■ EXERCISE GOAL: Your copy should hold exactly the lines from the one containing "Write the Plotly code for this chart." to the one containing "import plotly.graph_objects as go", inclusive, with no pictures.

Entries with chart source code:
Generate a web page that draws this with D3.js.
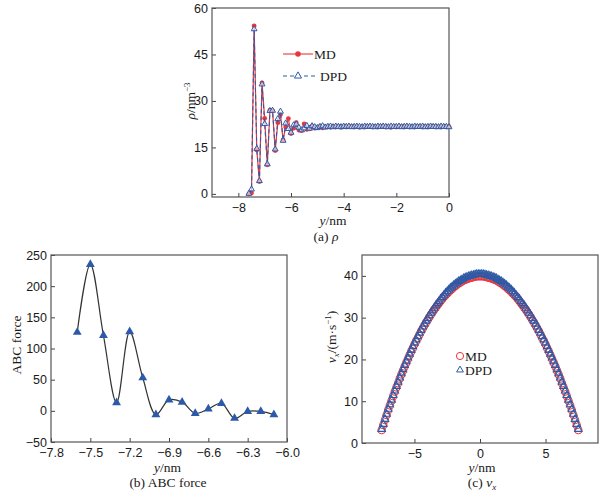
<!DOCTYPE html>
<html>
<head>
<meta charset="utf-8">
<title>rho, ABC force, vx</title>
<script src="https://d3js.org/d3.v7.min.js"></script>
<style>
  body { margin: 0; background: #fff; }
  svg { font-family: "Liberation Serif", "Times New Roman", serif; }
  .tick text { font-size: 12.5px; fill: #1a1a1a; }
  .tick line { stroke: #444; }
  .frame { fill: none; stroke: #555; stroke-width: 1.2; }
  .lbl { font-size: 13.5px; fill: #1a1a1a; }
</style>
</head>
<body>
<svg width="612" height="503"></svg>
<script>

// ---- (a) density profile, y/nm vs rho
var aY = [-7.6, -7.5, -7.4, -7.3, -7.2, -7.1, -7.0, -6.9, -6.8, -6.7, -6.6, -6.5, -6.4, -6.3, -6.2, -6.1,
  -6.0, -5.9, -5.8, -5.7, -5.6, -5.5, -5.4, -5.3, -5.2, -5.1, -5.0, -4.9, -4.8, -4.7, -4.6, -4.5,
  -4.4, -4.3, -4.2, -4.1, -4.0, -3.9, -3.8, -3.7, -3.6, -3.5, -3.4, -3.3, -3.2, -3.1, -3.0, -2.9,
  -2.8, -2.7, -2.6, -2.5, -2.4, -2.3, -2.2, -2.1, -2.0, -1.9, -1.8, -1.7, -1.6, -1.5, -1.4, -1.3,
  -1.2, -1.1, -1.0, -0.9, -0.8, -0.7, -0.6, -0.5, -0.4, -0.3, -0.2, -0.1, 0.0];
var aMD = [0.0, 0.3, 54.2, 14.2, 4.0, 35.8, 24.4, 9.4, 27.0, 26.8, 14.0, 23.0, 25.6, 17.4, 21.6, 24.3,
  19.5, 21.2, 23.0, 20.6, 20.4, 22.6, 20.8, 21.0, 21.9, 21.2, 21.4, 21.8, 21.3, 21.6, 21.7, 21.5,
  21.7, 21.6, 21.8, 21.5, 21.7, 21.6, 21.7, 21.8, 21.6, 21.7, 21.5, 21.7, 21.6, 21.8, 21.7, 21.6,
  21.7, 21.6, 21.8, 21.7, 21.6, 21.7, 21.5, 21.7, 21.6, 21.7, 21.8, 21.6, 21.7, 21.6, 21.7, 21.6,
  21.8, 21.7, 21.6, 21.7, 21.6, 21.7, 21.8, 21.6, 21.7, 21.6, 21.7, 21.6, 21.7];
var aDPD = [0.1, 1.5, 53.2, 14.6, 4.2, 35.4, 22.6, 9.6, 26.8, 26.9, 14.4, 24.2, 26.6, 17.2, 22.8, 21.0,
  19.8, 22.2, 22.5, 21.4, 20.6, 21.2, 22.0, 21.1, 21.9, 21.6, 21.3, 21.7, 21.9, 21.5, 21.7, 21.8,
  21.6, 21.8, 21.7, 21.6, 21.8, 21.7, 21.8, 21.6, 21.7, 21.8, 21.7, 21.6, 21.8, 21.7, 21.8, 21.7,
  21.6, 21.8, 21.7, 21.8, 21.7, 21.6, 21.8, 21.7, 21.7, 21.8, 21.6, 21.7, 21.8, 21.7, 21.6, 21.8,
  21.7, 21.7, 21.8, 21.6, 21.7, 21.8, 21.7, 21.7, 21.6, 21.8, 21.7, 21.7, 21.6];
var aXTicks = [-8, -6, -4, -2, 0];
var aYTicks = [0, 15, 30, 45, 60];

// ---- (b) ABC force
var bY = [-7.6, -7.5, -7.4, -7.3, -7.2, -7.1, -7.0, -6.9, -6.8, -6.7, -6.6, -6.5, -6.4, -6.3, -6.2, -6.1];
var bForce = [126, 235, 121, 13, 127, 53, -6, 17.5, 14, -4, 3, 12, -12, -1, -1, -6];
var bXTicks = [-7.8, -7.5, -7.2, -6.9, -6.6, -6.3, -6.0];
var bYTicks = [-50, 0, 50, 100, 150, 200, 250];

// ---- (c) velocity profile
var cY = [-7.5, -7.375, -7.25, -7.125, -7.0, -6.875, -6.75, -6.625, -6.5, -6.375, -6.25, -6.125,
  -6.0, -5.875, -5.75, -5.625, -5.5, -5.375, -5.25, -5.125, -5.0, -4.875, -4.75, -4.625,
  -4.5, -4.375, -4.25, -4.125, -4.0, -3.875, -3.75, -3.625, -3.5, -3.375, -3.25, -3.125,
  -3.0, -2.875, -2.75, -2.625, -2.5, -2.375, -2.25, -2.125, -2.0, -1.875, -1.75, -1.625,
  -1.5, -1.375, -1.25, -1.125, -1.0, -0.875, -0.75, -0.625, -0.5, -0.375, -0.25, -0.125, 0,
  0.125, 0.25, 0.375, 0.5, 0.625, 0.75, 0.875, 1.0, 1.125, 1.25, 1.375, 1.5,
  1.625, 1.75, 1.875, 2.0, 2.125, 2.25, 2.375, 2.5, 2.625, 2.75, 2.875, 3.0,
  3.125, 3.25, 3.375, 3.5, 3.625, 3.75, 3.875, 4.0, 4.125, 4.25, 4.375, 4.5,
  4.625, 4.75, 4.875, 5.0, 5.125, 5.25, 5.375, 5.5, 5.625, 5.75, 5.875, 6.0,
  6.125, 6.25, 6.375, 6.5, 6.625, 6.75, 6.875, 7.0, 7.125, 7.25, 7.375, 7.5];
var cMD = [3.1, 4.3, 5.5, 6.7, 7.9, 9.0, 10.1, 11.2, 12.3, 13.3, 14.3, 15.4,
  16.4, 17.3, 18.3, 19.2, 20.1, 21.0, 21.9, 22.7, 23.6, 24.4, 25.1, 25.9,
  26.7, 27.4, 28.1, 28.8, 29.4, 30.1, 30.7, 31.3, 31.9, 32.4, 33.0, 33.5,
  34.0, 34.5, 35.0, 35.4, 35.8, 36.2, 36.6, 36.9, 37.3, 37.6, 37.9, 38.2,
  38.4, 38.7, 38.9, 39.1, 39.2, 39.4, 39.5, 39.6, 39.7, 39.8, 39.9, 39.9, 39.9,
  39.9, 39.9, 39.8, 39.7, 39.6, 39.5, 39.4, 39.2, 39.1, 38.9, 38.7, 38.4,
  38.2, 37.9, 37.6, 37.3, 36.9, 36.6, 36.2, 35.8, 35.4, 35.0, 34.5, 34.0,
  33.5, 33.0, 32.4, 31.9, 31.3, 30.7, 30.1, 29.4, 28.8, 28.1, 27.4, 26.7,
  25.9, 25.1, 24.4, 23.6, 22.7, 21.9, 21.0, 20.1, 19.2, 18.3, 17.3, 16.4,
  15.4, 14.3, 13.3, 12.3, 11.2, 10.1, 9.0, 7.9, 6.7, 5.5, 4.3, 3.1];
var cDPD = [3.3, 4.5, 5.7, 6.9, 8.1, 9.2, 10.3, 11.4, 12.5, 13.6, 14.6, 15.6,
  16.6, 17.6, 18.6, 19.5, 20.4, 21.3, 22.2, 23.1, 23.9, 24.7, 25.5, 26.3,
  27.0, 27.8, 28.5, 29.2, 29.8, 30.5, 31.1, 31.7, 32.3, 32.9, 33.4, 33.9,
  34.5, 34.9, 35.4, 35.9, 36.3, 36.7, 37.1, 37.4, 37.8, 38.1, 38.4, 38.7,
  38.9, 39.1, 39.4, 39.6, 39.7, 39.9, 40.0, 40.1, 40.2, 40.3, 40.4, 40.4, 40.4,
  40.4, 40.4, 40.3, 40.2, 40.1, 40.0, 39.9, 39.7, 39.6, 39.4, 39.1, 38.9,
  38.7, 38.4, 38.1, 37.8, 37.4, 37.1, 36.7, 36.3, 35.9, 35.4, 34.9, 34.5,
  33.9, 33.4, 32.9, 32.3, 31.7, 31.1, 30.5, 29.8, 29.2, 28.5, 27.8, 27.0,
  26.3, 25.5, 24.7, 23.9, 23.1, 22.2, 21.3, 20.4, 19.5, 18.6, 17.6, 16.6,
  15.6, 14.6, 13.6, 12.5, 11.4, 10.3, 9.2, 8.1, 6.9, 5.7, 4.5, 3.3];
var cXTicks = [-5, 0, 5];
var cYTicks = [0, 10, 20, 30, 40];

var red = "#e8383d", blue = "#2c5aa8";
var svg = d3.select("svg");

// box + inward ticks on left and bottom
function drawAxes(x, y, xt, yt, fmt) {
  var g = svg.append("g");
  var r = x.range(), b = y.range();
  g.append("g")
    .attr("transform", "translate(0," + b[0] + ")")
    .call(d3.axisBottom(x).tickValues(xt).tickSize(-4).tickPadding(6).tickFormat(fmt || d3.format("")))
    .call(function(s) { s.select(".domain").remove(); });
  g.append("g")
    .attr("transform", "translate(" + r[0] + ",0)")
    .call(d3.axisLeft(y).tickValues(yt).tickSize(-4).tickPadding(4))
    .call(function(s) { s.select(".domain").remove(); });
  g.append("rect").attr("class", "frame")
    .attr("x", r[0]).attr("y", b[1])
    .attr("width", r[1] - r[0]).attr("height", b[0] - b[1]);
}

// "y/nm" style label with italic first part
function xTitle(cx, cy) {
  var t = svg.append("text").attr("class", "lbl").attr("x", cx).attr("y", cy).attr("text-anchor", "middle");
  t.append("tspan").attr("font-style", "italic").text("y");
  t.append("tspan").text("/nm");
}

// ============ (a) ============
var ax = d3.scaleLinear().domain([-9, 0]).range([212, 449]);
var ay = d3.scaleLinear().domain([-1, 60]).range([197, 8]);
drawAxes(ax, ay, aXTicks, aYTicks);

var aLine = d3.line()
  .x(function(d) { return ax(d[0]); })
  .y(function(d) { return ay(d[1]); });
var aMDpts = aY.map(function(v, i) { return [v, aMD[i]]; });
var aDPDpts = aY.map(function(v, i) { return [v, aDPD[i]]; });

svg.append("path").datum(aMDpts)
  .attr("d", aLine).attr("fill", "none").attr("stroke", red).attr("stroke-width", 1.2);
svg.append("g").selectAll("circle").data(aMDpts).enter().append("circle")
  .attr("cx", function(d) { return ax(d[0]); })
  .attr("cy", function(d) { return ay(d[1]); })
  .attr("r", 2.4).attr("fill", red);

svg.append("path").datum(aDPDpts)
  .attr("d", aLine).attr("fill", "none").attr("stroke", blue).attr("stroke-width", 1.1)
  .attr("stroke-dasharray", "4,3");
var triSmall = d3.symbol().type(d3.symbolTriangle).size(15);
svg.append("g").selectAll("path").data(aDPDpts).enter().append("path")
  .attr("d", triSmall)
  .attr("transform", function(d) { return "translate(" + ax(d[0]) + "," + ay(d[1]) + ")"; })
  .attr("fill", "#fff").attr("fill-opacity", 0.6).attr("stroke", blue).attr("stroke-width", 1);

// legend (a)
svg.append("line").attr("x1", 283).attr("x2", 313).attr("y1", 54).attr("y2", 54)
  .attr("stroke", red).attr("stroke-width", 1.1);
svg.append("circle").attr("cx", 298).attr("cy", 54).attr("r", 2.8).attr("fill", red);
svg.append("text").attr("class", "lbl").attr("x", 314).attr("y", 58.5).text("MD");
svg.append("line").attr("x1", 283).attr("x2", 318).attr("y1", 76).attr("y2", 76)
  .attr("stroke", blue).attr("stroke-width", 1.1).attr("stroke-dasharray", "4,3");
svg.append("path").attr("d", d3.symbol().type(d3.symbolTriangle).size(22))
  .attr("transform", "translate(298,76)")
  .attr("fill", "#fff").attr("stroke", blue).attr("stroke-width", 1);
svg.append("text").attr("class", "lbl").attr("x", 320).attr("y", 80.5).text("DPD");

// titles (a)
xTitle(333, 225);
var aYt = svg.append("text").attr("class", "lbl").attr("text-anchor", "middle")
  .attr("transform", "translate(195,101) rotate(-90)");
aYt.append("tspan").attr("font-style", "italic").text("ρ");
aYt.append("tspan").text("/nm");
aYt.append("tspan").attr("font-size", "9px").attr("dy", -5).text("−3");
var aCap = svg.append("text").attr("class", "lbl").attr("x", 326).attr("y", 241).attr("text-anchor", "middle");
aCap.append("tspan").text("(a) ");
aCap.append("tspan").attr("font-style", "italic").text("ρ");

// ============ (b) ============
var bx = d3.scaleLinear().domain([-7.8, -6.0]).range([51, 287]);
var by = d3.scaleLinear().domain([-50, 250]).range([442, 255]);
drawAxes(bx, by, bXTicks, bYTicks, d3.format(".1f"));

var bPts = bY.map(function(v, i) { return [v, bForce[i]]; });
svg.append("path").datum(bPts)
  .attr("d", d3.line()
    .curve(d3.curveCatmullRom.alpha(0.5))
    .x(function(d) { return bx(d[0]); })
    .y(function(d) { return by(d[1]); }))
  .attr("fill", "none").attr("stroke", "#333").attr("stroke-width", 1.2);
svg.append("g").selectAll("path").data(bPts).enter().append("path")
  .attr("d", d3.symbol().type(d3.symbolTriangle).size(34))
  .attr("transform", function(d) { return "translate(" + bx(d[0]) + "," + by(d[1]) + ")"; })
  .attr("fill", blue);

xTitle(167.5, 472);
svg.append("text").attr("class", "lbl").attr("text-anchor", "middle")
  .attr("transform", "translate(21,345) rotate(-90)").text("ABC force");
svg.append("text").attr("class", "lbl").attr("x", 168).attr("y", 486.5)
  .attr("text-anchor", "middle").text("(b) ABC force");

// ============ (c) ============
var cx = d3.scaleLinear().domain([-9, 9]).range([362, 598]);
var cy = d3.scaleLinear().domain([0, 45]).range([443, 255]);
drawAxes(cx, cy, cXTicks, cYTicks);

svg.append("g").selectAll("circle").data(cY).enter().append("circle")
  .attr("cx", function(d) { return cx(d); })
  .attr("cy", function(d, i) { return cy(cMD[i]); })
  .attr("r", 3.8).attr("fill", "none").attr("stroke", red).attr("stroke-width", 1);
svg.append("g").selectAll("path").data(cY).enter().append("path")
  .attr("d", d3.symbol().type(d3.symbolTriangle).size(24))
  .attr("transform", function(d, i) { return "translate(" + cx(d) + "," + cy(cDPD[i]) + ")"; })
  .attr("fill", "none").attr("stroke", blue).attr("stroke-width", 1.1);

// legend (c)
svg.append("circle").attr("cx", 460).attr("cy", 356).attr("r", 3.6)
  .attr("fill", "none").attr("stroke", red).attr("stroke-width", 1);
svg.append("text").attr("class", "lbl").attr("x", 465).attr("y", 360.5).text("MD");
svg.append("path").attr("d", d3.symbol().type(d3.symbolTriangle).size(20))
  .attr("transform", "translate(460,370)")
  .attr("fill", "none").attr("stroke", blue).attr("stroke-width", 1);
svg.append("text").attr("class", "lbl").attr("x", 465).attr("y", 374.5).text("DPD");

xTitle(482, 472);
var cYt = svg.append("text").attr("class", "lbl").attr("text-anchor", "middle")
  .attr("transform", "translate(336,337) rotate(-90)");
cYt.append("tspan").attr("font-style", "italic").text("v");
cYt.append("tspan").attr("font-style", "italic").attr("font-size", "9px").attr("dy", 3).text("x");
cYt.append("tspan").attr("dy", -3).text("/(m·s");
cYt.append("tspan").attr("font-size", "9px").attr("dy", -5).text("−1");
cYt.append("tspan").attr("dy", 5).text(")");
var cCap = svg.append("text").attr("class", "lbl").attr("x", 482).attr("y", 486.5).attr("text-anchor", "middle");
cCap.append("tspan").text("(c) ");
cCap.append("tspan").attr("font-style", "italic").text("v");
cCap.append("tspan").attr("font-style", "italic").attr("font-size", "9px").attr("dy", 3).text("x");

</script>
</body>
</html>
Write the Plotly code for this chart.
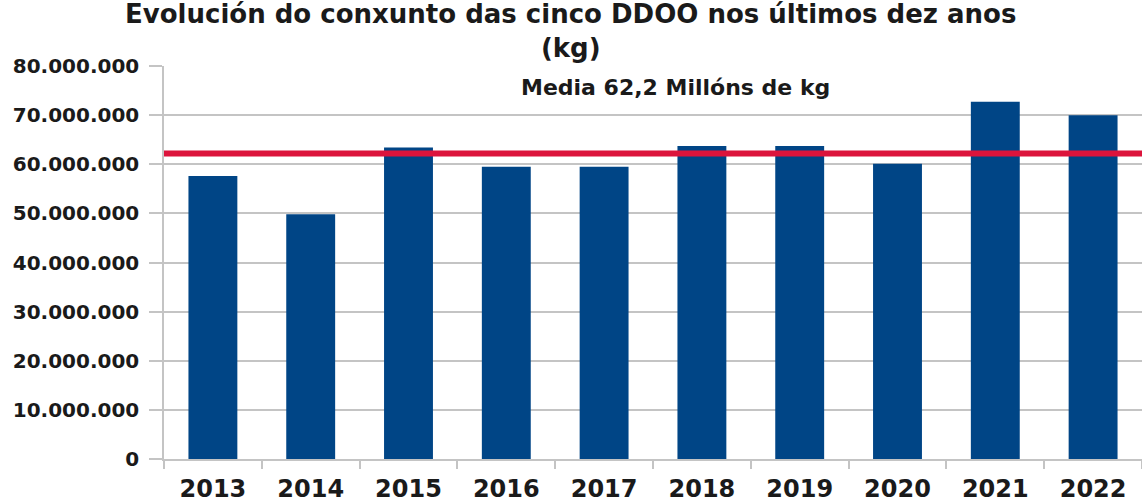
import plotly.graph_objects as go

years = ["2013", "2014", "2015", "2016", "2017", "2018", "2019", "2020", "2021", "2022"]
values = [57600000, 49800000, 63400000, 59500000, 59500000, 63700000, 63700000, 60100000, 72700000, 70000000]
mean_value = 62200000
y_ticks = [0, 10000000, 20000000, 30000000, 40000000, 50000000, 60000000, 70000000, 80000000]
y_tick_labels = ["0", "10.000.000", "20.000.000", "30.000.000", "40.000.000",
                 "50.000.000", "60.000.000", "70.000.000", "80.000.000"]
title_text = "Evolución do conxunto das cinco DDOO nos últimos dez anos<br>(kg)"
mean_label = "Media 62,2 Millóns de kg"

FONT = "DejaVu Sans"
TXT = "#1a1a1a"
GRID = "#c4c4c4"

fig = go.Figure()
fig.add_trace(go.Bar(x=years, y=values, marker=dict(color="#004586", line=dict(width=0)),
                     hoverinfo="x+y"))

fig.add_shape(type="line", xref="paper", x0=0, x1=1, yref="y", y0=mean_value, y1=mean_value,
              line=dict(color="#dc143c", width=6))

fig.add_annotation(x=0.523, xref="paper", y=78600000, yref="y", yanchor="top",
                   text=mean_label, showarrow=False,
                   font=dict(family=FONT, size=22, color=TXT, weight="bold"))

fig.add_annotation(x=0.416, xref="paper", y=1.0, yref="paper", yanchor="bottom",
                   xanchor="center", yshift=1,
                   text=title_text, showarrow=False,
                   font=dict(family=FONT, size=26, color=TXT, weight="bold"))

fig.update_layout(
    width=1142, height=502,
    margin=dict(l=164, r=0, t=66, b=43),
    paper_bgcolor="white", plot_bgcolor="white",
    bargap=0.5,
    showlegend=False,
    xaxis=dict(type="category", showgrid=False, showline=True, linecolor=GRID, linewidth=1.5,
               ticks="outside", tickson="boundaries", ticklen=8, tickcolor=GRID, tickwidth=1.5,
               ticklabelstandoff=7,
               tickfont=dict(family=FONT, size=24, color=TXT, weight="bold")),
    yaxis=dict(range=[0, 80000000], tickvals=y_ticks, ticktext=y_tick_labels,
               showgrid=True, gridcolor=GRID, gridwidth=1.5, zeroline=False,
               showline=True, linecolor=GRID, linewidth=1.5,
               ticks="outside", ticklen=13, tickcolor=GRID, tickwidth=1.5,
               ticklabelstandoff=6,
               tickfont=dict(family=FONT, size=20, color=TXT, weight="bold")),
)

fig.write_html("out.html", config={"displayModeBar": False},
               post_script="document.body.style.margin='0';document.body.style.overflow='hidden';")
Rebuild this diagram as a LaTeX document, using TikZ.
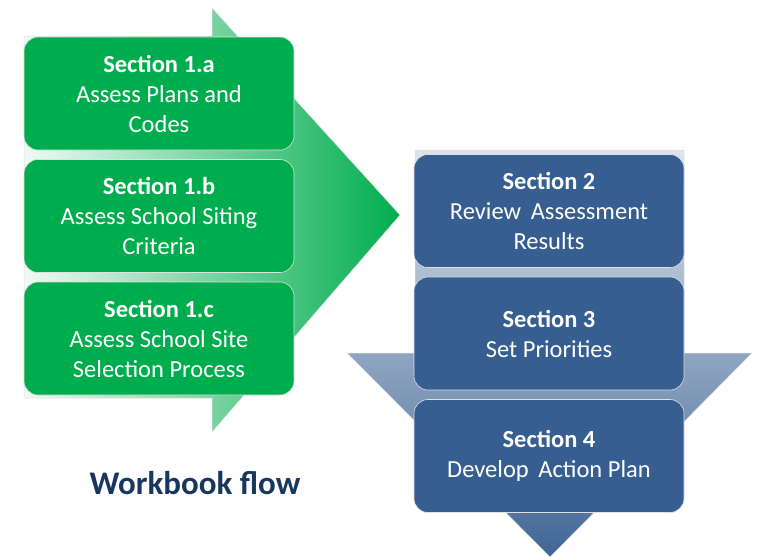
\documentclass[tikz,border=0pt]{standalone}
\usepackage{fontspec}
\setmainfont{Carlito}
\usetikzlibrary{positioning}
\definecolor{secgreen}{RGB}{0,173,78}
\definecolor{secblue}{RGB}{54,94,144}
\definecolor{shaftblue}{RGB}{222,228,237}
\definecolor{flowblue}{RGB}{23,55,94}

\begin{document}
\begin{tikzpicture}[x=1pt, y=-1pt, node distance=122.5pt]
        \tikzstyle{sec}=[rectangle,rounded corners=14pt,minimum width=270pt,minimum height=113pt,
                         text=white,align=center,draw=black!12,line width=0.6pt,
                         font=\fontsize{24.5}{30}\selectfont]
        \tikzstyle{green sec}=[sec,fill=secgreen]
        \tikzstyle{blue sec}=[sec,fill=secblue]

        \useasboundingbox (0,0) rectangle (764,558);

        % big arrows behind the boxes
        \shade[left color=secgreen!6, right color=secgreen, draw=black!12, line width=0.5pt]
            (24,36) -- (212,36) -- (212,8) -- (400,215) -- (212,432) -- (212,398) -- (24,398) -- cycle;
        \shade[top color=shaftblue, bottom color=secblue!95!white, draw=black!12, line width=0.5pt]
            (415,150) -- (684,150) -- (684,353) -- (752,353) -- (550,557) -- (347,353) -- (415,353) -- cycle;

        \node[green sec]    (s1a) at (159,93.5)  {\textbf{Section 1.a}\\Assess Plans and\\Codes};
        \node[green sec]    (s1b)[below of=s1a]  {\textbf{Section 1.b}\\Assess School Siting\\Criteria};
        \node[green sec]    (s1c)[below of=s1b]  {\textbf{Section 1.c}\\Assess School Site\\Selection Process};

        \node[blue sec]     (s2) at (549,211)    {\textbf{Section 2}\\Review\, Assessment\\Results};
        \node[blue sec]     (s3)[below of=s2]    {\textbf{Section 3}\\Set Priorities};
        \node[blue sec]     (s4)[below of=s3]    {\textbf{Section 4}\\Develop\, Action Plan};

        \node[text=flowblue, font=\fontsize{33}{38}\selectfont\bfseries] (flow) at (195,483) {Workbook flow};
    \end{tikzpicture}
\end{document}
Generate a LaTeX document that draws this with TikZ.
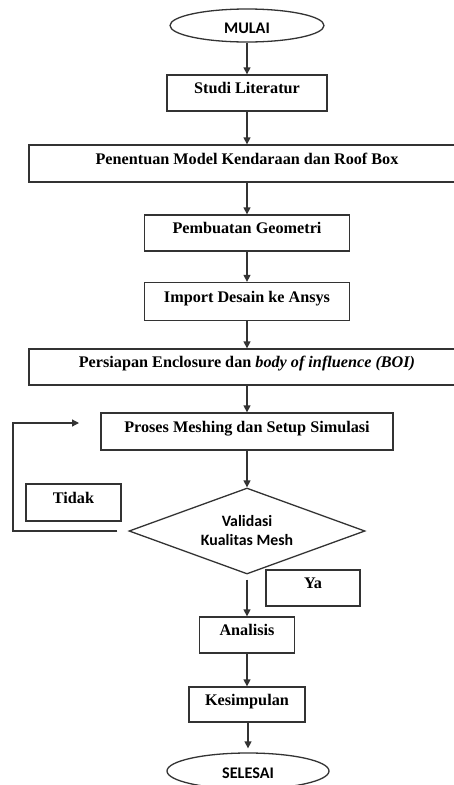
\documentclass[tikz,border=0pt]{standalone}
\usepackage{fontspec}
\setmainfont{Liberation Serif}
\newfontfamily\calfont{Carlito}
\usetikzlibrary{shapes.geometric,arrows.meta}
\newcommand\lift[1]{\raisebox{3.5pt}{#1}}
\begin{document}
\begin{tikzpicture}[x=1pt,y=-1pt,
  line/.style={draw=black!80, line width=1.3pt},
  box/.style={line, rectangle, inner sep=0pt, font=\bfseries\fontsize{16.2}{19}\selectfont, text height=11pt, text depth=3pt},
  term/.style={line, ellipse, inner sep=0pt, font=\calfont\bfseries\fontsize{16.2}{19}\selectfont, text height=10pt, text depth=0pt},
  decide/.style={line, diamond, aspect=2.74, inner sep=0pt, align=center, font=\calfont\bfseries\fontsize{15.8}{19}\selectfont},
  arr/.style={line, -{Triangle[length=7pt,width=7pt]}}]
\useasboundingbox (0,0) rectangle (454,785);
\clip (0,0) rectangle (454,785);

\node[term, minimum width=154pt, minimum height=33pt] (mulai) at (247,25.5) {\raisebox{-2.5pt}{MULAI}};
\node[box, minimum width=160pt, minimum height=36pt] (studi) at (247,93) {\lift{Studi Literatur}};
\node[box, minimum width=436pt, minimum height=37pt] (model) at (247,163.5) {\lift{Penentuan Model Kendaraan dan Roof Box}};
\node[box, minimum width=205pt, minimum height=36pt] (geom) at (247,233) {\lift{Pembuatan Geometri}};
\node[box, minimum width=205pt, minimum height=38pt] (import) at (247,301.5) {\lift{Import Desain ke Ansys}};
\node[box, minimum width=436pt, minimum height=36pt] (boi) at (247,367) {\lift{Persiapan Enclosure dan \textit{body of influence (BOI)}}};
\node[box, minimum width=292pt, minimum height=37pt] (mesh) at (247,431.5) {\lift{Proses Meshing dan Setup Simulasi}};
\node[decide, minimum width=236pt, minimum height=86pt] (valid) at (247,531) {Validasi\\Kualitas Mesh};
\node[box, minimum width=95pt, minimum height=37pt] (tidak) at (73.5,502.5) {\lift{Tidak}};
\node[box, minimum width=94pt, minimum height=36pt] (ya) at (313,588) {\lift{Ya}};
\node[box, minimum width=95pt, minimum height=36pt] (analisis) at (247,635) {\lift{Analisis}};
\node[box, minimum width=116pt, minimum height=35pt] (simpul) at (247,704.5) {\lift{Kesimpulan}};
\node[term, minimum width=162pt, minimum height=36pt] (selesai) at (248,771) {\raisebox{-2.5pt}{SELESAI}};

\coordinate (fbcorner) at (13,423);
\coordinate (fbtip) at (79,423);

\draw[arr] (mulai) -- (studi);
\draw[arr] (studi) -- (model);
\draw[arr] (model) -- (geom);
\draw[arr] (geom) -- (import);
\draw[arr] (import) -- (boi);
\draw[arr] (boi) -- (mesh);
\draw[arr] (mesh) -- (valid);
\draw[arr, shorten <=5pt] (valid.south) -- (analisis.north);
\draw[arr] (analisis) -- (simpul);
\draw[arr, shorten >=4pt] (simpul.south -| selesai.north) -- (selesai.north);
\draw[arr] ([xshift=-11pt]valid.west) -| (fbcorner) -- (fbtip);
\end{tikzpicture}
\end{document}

■ PROBLEM SOLUTION:
Write the Plotly code for this chart.
import plotly.graph_objects as go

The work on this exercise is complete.